Task requirements — Starting at the first line of the entries below, restate each line exactly until you reach the line with "import plotly.graph_objects as go", and print that one too. Leave the pictures out and stop there.

[Items from a data source]
--- start ---

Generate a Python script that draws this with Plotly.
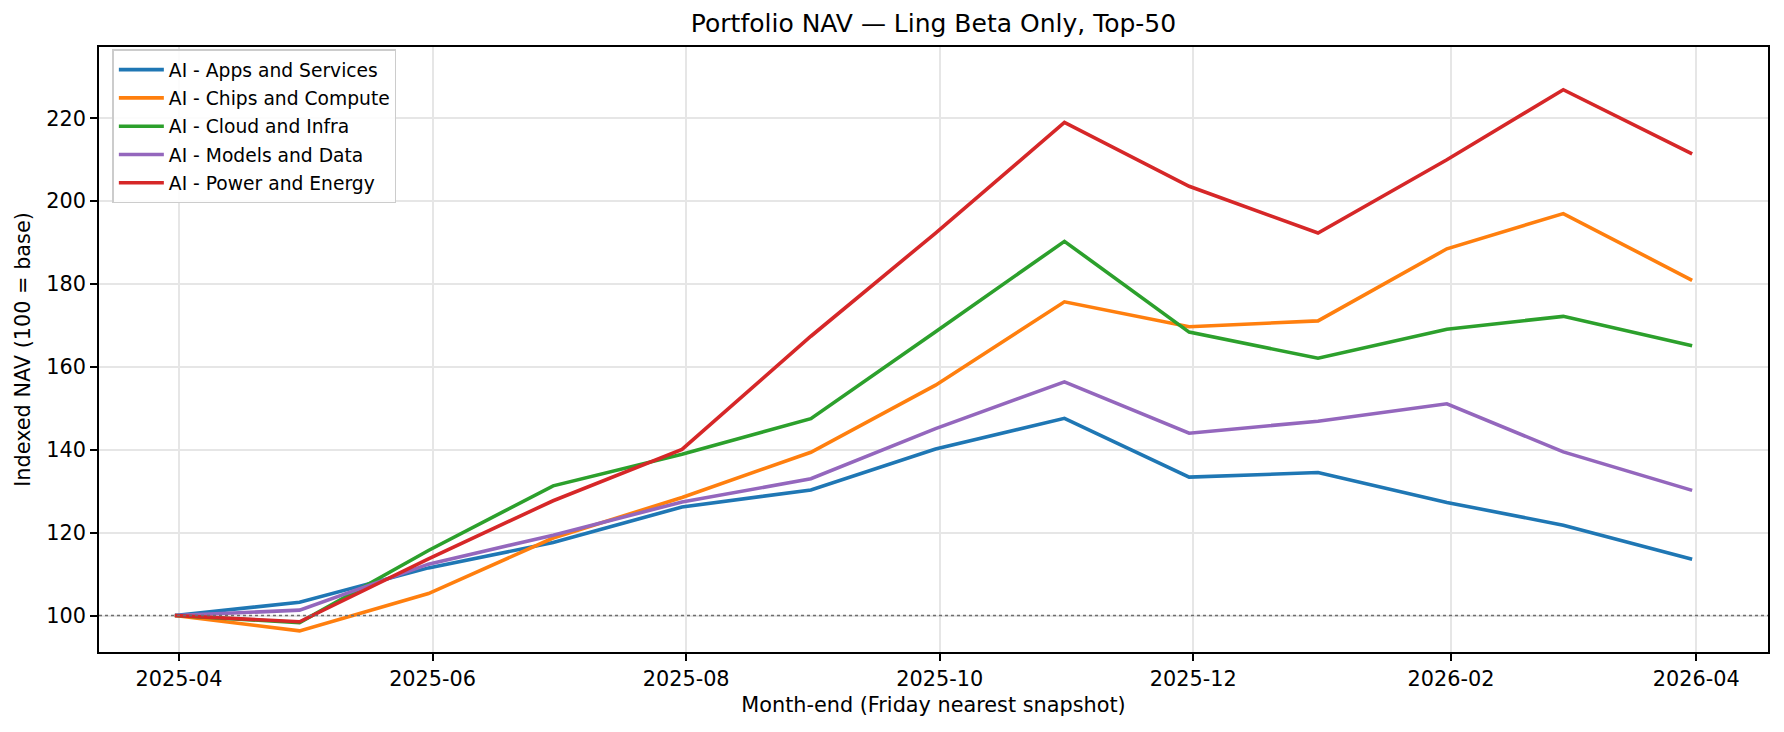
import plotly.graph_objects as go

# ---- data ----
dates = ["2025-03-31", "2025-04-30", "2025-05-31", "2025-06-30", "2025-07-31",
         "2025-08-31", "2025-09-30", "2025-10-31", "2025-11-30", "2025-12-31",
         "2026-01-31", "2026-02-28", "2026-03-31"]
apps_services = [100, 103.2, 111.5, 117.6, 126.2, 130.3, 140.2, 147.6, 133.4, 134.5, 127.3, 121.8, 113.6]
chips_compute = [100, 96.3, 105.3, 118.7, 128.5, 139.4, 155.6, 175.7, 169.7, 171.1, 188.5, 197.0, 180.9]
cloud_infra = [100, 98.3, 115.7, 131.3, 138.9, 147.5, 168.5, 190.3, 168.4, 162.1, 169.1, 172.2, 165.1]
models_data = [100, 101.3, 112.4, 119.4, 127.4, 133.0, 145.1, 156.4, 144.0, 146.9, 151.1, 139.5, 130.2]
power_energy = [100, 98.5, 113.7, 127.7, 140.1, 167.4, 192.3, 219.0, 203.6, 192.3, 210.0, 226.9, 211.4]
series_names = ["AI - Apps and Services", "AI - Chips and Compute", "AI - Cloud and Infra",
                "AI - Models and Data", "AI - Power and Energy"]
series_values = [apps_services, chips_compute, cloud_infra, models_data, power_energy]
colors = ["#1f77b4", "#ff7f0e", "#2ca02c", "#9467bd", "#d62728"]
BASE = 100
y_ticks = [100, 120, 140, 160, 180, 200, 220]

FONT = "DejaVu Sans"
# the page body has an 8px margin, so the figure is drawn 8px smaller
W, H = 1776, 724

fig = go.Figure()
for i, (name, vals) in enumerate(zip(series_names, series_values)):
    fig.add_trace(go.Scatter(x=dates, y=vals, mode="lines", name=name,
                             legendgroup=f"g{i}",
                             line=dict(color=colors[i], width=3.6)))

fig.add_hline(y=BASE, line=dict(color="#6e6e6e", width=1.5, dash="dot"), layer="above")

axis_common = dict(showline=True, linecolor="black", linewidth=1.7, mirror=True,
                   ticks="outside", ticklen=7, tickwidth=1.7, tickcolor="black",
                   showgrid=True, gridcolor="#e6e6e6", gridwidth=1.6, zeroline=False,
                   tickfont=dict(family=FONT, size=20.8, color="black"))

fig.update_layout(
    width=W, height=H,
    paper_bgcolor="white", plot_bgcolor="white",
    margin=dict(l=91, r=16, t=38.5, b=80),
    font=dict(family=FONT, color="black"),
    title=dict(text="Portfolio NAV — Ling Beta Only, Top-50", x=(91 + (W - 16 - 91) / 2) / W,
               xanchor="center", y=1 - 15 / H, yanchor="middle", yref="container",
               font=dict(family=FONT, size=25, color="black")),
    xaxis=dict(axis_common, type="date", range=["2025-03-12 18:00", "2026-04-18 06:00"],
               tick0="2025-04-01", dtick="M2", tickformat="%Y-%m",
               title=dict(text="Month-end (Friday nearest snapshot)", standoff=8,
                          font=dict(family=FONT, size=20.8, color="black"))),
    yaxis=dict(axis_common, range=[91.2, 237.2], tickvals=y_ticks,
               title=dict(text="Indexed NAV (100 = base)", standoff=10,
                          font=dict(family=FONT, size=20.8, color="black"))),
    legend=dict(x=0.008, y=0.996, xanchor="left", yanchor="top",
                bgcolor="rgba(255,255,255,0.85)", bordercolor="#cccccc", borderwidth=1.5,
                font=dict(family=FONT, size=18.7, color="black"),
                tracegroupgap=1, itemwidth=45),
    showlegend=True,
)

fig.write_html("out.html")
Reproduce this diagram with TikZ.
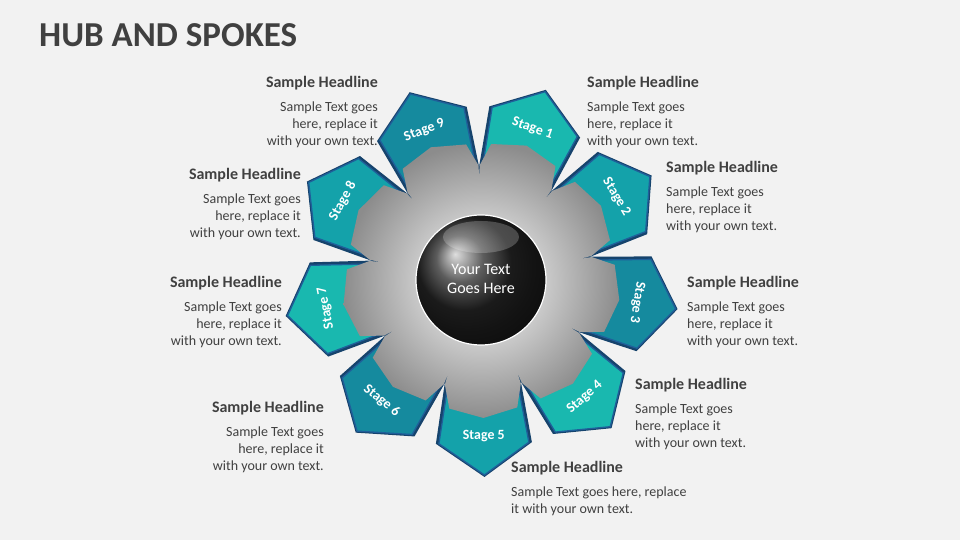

--- end ---

Written solution —
Generate a Python script that draws this with Plotly.
import plotly.graph_objects as go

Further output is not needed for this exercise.